__LISTED RECORDS__.
* * * * * * * * *

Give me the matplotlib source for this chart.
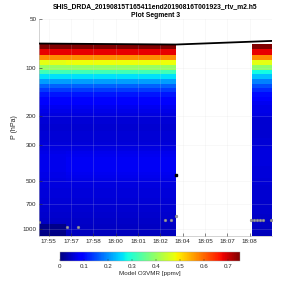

* * * * * * * * *

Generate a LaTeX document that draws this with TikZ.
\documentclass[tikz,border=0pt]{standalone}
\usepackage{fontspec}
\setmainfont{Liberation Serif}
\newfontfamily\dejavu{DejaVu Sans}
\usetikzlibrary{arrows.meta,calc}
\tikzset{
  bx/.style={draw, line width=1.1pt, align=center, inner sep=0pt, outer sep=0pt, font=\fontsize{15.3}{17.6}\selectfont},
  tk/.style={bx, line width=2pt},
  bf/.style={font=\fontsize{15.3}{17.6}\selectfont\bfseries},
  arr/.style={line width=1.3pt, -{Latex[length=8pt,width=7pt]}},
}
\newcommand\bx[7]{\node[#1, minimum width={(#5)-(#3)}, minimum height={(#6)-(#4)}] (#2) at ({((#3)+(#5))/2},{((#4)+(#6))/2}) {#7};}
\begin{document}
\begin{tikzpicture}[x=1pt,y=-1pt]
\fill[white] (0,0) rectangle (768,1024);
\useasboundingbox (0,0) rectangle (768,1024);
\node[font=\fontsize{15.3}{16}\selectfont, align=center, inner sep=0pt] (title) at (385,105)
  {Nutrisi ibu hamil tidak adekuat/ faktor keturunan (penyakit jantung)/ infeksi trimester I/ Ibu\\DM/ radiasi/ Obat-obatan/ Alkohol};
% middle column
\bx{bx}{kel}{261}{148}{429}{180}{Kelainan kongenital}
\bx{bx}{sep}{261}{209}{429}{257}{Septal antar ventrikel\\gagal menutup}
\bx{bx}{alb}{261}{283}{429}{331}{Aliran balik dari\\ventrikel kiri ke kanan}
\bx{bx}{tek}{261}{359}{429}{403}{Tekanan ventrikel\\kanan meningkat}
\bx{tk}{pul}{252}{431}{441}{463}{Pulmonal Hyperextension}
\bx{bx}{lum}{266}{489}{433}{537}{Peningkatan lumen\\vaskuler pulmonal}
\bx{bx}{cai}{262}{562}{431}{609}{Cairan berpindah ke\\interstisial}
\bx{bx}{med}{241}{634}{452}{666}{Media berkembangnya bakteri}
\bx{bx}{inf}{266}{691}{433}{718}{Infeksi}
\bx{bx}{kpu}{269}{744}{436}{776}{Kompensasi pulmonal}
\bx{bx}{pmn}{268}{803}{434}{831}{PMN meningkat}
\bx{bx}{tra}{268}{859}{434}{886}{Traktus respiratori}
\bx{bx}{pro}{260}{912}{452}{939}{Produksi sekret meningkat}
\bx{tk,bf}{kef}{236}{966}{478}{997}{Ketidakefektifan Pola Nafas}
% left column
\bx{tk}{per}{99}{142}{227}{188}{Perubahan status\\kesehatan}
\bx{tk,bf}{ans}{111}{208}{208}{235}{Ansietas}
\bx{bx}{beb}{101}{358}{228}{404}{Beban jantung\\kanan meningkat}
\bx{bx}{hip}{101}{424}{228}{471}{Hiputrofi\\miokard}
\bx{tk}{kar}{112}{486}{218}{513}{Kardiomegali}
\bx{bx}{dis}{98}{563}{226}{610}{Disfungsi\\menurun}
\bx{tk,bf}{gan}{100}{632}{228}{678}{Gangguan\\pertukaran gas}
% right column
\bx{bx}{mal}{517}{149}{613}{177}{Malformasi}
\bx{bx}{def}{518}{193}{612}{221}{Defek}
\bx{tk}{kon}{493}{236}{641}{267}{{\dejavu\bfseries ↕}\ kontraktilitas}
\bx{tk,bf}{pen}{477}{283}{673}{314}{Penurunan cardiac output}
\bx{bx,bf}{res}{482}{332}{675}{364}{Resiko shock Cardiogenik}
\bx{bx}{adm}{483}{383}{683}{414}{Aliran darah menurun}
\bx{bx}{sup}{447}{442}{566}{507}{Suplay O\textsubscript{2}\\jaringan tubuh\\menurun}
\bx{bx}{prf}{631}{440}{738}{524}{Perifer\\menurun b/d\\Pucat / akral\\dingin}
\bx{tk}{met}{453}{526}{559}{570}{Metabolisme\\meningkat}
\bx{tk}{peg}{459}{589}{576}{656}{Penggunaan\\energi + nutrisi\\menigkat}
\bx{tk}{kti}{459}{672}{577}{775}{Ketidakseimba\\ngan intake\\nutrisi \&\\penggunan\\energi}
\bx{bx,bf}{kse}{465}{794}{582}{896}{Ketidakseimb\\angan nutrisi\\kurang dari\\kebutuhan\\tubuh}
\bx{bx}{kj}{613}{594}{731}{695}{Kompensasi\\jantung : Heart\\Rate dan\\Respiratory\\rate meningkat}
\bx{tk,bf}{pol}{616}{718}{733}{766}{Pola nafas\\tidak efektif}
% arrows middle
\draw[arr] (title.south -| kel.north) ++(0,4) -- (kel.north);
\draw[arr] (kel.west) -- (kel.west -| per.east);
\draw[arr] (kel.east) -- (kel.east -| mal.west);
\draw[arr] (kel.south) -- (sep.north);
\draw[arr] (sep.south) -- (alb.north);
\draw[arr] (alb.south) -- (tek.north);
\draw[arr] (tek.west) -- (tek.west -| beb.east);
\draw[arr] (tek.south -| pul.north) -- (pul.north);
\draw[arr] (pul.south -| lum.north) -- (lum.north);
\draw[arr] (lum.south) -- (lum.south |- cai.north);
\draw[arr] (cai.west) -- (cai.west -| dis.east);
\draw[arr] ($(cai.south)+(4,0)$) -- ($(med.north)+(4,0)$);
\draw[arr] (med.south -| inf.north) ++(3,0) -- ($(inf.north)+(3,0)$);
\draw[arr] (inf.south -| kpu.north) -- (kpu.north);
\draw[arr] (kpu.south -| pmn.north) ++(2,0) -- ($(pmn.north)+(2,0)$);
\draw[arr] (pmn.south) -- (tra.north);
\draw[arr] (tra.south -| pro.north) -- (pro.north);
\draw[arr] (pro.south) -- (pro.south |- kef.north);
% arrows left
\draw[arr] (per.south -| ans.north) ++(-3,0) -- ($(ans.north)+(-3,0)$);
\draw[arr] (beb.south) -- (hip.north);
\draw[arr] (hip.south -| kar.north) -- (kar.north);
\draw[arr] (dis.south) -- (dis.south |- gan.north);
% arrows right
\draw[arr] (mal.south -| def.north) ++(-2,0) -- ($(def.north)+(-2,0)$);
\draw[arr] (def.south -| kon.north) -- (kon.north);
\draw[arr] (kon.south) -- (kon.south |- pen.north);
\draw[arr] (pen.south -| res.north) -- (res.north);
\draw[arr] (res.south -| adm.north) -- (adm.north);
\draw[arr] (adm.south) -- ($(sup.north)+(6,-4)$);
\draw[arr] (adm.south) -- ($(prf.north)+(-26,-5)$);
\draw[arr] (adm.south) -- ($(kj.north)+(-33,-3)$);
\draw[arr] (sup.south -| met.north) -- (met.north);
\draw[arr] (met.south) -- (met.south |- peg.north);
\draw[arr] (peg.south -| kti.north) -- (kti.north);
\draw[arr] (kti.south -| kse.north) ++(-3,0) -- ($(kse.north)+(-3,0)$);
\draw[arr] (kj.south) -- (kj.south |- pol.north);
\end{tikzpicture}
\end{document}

* * * * * * * * *

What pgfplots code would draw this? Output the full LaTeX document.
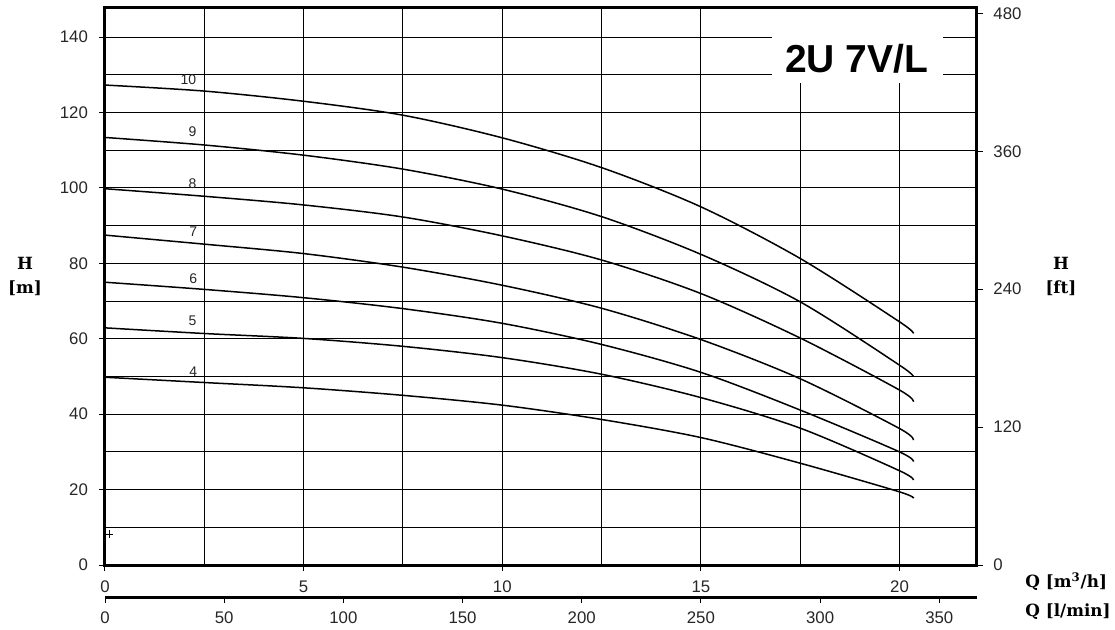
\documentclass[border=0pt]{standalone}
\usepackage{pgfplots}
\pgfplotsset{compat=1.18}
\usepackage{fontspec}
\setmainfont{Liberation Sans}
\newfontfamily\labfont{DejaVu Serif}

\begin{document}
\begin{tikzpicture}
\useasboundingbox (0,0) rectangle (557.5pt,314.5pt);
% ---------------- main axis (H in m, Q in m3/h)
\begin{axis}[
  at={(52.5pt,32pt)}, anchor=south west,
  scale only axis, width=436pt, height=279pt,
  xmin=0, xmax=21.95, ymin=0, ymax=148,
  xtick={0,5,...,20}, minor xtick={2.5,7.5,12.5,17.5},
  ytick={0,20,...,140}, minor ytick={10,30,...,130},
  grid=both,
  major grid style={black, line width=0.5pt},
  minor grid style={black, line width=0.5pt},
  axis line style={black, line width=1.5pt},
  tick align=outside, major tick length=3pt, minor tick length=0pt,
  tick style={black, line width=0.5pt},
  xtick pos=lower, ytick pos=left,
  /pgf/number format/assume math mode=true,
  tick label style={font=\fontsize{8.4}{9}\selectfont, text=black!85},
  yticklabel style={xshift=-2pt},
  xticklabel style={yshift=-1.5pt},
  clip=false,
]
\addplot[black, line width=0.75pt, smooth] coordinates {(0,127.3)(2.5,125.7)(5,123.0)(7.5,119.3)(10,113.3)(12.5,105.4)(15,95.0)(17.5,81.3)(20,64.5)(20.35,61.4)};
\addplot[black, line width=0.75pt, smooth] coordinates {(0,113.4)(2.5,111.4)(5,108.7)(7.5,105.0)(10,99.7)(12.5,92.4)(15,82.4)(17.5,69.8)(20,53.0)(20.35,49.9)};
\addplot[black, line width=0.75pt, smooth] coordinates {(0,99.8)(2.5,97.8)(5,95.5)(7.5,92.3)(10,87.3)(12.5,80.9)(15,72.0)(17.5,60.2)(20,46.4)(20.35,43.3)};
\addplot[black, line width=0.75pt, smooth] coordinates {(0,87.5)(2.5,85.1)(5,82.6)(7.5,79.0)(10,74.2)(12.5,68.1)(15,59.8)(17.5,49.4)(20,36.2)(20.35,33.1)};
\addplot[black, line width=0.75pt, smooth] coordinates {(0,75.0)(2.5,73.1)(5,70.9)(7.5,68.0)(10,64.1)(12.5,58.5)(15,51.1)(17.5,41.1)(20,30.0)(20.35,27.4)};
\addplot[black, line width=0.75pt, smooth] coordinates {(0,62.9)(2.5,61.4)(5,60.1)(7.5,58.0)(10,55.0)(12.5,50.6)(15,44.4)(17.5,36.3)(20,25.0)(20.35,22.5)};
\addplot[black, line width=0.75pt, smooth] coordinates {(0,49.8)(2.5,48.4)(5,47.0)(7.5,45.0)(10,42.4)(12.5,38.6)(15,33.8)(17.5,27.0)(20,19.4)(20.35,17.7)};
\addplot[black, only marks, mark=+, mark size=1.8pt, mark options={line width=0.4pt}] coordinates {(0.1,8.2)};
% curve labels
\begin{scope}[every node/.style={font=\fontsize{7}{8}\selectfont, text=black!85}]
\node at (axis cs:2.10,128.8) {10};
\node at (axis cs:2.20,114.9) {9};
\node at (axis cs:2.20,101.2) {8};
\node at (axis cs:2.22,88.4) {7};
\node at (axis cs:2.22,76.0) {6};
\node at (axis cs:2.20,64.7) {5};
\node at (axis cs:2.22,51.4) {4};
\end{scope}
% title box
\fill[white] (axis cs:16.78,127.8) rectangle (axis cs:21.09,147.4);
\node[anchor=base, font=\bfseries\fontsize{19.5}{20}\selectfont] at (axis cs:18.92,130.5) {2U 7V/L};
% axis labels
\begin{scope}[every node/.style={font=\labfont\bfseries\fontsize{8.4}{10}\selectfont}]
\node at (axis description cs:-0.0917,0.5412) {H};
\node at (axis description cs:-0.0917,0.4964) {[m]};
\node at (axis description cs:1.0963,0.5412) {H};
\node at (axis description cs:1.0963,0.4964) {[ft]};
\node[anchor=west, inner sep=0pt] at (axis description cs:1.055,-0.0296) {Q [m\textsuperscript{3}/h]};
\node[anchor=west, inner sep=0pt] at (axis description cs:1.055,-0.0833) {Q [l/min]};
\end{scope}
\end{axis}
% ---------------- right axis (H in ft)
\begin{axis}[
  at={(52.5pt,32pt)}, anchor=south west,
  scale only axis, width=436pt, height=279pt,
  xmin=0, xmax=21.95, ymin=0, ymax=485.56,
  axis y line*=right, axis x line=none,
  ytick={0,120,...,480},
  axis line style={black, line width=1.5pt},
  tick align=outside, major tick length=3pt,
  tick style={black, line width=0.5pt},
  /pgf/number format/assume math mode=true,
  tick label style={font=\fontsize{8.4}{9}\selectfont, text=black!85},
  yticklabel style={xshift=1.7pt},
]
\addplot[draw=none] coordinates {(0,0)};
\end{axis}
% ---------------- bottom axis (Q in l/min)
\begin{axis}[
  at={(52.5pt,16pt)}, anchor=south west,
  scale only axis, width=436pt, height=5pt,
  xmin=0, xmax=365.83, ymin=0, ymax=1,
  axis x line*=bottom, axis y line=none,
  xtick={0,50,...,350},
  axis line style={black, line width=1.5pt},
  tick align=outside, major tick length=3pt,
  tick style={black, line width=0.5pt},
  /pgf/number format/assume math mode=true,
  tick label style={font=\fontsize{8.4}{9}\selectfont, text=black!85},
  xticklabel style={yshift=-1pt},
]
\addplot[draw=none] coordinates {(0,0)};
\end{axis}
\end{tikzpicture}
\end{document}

* * * * * * * * *

__STATED EXERCISE__.
Copy out all lines from the material above that contain the string "this".

__EXERCISE ANSWER__.
Give me the matplotlib source for this chart.
Generate a LaTeX document that draws this with TikZ.
What pgfplots code would draw this? Output the full LaTeX document.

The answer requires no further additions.